Written instruction
Include the line containing "const minorTicks = d3.range(blueAxisFrom, blueAxisTo" and all lines before it, repeated exactly from the listing below, without pictures.

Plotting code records
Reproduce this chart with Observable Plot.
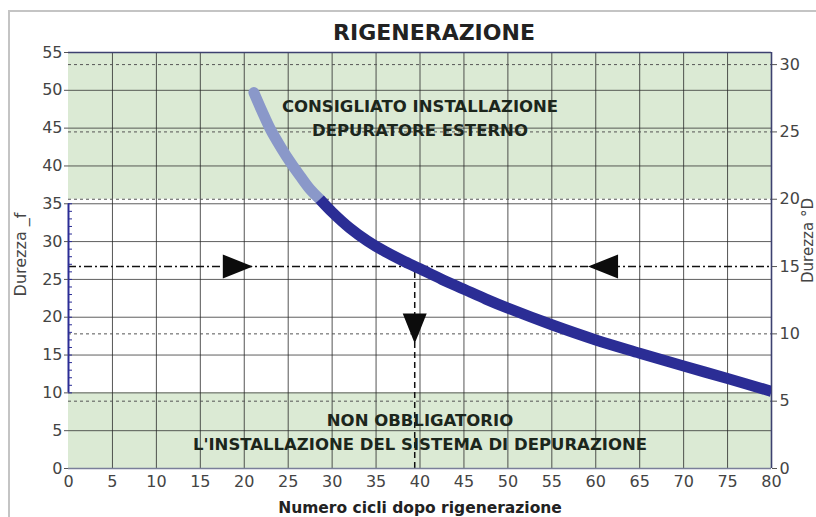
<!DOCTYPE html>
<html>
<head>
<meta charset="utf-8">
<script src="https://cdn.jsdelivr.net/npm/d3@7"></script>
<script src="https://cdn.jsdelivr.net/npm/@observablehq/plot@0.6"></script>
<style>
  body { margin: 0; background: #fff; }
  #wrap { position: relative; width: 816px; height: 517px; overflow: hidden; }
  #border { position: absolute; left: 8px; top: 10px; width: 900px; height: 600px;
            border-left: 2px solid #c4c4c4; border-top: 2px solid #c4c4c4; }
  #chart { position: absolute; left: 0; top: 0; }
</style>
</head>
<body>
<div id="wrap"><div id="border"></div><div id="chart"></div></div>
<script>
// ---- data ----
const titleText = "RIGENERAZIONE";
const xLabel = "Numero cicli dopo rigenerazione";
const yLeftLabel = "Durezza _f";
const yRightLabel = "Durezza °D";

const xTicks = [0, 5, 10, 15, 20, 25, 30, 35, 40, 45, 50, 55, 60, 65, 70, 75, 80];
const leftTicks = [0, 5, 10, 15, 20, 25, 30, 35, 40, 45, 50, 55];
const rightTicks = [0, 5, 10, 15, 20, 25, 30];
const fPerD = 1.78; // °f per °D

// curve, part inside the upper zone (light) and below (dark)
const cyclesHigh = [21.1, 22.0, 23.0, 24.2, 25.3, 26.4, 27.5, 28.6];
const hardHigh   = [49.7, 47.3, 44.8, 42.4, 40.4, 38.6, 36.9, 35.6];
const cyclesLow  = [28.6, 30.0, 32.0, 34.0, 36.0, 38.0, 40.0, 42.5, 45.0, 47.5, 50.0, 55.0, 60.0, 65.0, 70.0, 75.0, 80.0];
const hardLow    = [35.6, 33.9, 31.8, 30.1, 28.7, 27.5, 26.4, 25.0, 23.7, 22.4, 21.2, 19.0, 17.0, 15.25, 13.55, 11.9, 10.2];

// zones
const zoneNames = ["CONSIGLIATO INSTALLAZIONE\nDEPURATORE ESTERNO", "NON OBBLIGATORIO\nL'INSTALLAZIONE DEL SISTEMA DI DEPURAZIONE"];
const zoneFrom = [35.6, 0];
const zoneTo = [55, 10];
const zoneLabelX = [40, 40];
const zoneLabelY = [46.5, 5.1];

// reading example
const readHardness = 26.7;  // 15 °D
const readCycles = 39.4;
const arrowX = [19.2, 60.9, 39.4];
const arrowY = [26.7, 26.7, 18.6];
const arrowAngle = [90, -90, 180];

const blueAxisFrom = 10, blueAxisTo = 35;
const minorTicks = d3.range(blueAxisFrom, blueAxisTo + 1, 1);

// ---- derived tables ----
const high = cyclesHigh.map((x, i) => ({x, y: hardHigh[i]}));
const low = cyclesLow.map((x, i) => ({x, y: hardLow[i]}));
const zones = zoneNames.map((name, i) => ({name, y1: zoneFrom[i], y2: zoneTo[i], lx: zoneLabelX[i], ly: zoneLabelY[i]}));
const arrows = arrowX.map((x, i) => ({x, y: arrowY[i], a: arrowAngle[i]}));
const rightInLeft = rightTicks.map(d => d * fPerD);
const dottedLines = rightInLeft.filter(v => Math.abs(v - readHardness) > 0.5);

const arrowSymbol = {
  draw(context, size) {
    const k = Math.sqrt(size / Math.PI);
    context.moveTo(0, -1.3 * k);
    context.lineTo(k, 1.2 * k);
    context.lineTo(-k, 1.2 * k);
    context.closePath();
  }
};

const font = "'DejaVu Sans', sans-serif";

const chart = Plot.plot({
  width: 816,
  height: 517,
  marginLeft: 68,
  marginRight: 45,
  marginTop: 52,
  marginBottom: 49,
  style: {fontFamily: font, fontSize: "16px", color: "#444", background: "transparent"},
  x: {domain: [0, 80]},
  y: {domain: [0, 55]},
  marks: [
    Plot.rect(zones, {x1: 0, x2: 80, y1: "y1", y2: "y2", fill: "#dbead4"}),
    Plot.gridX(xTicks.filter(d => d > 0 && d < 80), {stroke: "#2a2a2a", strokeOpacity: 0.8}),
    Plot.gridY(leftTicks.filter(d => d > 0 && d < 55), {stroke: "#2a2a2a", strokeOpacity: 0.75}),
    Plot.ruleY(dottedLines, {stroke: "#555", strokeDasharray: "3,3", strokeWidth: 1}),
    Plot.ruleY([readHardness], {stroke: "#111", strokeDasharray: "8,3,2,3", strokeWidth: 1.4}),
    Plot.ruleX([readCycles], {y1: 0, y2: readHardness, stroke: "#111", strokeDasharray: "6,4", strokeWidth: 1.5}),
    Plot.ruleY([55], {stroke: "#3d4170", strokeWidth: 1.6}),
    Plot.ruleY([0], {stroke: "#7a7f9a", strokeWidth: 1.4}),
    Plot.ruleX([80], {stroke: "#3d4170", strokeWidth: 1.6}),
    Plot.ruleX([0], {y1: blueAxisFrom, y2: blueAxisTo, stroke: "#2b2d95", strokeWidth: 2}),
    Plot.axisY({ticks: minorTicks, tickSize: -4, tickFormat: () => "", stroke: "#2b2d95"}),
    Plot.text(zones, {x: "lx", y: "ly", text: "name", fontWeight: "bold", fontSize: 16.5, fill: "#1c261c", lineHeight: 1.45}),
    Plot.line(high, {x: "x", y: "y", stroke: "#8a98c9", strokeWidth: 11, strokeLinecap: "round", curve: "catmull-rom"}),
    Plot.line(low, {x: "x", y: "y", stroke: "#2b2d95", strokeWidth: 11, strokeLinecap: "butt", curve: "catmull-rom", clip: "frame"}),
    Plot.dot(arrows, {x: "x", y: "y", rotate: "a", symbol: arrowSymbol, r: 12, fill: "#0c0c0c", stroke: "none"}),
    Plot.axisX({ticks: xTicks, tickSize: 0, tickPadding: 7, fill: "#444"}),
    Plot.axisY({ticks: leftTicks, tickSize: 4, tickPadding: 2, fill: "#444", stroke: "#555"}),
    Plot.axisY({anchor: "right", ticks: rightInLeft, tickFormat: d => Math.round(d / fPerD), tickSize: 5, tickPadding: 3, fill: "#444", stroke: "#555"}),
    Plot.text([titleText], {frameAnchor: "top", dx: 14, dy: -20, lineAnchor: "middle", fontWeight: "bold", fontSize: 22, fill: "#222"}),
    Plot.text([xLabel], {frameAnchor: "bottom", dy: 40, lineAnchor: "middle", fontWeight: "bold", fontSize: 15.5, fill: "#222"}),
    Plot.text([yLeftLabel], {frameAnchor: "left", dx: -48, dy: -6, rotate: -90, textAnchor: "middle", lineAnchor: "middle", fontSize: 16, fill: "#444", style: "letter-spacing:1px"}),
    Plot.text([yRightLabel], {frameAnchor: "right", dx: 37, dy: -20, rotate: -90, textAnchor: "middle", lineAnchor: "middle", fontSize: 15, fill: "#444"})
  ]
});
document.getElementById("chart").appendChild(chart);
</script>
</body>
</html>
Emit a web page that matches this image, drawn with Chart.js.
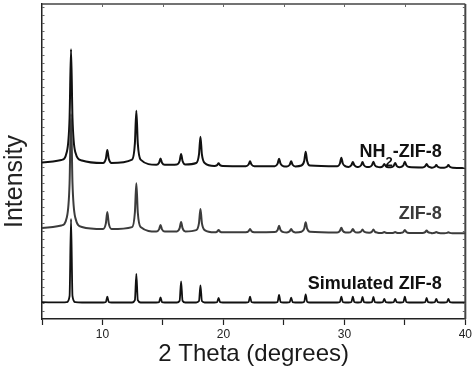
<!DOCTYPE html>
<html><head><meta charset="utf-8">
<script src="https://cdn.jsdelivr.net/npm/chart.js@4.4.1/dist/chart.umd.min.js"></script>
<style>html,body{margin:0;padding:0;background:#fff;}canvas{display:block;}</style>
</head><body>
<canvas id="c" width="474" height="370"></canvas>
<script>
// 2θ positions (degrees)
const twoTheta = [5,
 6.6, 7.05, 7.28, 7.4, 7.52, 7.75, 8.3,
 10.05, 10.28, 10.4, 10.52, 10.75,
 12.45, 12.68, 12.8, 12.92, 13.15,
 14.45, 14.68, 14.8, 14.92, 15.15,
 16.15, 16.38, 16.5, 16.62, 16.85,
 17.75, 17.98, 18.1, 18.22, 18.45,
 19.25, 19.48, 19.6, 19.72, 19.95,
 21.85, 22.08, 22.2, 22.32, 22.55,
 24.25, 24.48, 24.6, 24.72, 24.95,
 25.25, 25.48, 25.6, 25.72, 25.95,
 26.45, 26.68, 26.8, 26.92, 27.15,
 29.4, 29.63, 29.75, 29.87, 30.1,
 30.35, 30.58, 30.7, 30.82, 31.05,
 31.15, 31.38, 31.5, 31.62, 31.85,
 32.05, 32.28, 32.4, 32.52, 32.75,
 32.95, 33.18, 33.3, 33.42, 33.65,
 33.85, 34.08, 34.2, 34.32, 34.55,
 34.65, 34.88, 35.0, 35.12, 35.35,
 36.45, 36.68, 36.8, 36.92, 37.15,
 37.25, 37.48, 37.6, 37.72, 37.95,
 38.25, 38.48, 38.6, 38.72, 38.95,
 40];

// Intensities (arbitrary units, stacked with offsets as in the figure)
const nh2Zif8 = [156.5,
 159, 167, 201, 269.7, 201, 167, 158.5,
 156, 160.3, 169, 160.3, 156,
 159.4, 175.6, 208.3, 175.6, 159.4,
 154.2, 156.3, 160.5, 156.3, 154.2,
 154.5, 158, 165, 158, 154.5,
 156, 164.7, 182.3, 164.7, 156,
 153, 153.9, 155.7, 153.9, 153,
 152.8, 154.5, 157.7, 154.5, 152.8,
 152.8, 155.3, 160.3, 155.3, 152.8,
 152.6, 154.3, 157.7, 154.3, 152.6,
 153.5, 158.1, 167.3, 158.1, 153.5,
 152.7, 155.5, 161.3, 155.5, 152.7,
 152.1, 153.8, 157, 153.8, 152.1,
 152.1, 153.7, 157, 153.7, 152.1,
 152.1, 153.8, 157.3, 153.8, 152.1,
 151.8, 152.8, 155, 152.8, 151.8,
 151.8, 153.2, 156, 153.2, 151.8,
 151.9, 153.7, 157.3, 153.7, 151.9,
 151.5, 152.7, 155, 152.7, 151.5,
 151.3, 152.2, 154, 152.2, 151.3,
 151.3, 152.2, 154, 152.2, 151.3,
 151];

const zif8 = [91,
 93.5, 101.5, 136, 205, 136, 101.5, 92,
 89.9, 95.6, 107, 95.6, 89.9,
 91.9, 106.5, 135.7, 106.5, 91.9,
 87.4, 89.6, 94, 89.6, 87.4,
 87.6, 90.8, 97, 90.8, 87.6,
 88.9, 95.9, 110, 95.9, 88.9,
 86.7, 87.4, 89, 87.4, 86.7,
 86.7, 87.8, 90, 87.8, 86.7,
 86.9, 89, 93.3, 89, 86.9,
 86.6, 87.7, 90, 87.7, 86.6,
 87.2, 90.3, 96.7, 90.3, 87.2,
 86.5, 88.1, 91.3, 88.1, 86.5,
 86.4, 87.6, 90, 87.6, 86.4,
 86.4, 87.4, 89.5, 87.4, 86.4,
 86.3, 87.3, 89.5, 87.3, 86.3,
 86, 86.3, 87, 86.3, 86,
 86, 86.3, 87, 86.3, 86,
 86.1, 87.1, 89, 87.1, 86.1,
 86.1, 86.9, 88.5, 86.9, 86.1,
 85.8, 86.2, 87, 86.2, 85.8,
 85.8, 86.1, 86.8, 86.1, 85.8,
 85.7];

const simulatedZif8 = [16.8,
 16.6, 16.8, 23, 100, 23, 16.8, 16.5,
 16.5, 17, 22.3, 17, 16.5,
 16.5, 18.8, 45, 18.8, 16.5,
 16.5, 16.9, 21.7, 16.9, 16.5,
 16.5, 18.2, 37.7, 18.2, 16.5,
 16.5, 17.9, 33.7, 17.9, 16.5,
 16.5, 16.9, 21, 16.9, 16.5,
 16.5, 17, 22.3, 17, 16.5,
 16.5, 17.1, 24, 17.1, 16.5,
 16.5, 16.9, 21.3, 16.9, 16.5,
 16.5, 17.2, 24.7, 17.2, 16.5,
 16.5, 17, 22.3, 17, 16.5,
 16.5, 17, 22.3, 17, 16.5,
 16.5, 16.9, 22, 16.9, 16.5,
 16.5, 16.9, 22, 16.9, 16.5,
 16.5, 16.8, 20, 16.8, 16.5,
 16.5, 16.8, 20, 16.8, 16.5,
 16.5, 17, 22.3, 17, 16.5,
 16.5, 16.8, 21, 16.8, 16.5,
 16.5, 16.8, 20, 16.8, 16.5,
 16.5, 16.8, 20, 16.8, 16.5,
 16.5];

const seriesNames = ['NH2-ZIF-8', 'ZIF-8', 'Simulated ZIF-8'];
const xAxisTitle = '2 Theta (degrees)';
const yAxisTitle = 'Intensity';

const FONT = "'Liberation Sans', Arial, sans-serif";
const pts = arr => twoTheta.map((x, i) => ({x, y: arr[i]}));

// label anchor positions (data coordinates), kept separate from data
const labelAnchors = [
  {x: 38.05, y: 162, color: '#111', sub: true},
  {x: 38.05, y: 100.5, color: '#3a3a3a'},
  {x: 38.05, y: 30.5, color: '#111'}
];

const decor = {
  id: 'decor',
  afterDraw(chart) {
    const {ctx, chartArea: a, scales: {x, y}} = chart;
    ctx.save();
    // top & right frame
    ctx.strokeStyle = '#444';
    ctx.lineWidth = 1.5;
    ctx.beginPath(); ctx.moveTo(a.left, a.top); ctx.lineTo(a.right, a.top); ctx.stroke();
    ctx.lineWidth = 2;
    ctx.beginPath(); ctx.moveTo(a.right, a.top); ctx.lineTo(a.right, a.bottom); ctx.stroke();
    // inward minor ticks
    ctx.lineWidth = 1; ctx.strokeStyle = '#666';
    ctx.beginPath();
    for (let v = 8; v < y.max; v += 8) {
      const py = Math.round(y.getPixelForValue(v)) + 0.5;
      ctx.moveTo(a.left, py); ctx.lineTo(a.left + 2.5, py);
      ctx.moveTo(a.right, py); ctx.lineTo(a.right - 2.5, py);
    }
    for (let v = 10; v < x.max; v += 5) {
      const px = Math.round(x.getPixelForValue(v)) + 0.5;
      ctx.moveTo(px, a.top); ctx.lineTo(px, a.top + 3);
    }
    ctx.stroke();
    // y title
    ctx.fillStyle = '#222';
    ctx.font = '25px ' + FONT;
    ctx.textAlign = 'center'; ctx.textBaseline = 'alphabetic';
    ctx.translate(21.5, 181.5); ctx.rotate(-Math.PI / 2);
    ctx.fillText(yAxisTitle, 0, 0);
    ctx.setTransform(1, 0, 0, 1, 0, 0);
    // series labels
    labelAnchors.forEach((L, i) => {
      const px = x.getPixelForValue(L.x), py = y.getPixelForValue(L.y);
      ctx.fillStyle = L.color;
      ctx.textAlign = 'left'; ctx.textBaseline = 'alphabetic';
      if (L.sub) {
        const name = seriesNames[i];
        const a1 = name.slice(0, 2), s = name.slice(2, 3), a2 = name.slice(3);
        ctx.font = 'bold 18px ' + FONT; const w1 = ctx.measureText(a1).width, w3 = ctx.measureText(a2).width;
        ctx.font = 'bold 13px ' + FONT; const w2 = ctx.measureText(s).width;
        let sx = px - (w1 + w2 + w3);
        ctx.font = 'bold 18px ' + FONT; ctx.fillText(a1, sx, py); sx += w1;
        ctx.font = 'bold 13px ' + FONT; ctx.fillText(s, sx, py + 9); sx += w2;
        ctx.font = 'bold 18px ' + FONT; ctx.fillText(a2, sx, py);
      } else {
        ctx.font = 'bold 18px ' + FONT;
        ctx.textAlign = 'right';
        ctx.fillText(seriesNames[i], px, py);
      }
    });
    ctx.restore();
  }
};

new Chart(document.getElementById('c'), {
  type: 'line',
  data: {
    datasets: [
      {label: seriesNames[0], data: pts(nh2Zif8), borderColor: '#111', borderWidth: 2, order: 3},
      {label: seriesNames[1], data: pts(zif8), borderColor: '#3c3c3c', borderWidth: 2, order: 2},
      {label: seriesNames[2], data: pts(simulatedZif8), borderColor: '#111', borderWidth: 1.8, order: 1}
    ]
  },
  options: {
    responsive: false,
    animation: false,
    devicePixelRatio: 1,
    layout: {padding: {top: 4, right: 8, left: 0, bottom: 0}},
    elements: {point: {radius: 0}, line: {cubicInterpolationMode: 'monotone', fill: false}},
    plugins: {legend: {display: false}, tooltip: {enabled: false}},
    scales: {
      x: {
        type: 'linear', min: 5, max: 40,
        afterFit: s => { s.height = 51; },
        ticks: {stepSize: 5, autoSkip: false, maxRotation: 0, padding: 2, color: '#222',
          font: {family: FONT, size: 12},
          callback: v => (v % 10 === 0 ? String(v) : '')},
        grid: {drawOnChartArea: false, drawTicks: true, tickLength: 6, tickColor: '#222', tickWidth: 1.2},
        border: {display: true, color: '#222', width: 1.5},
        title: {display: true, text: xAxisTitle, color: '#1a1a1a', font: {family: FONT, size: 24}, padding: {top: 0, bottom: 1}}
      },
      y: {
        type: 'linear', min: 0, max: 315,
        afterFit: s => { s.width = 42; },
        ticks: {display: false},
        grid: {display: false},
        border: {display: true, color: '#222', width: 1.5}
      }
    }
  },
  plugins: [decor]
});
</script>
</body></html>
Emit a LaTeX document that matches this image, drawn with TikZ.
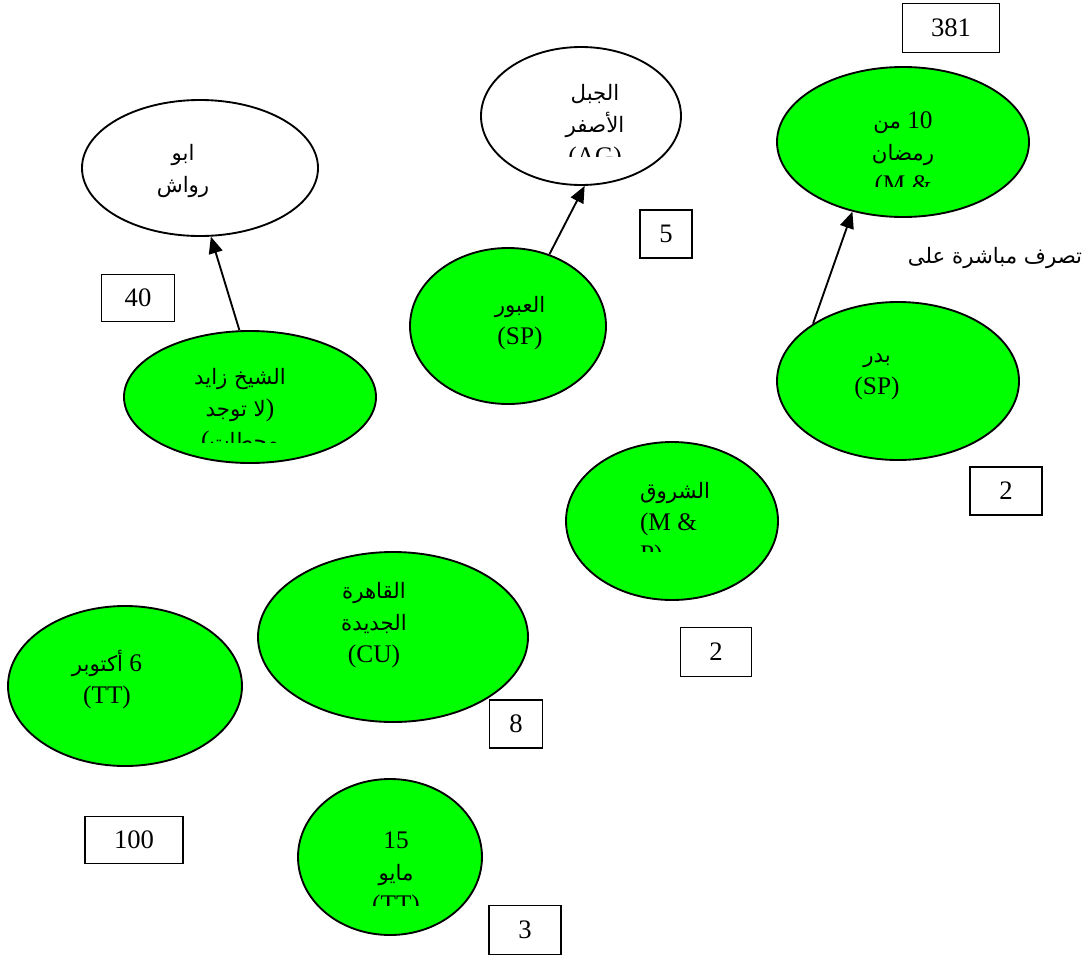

Solution to the exercise
Reproduce this chart with Observable Plot.
<!DOCTYPE html>
<html>
<head>
<meta charset="utf-8">
<script src="https://cdn.jsdelivr.net/npm/d3@7"></script>
<script src="https://cdn.jsdelivr.net/npm/@observablehq/plot@0.6"></script>
<style>
  body { margin: 0; background: #fff; }
  #wrap { position: relative; width: 816px; height: 517px; overflow: hidden; }
  #border { position: absolute; left: 8px; top: 10px; width: 900px; height: 600px;
            border-left: 2px solid #c4c4c4; border-top: 2px solid #c4c4c4; }
  #chart { position: absolute; left: 0; top: 0; }
</style>
</head>
<body>
<div id="wrap"><div id="border"></div><div id="chart"></div></div>
<script>
// ---- data ----
const titleText = "RIGENERAZIONE";
const xLabel = "Numero cicli dopo rigenerazione";
const yLeftLabel = "Durezza _f";
const yRightLabel = "Durezza °D";

const xTicks = [0, 5, 10, 15, 20, 25, 30, 35, 40, 45, 50, 55, 60, 65, 70, 75, 80];
const leftTicks = [0, 5, 10, 15, 20, 25, 30, 35, 40, 45, 50, 55];
const rightTicks = [0, 5, 10, 15, 20, 25, 30];
const fPerD = 1.78; // °f per °D

// curve, part inside the upper zone (light) and below (dark)
const cyclesHigh = [21.1, 22.0, 23.0, 24.2, 25.3, 26.4, 27.5, 28.6];
const hardHigh   = [49.7, 47.3, 44.8, 42.4, 40.4, 38.6, 36.9, 35.6];
const cyclesLow  = [28.6, 30.0, 32.0, 34.0, 36.0, 38.0, 40.0, 42.5, 45.0, 47.5, 50.0, 55.0, 60.0, 65.0, 70.0, 75.0, 80.0];
const hardLow    = [35.6, 33.9, 31.8, 30.1, 28.7, 27.5, 26.4, 25.0, 23.7, 22.4, 21.2, 19.0, 17.0, 15.25, 13.55, 11.9, 10.2];

// zones
const zoneNames = ["CONSIGLIATO INSTALLAZIONE\nDEPURATORE ESTERNO", "NON OBBLIGATORIO\nL'INSTALLAZIONE DEL SISTEMA DI DEPURAZIONE"];
const zoneFrom = [35.6, 0];
const zoneTo = [55, 10];
const zoneLabelX = [40, 40];
const zoneLabelY = [46.5, 5.1];

// reading example
const readHardness = 26.7;  // 15 °D
const readCycles = 39.4;
const arrowX = [19.2, 60.9, 39.4];
const arrowY = [26.7, 26.7, 18.6];
const arrowAngle = [90, -90, 180];

const blueAxisFrom = 10, blueAxisTo = 35;
const minorTicks = d3.range(blueAxisFrom, blueAxisTo + 1, 1);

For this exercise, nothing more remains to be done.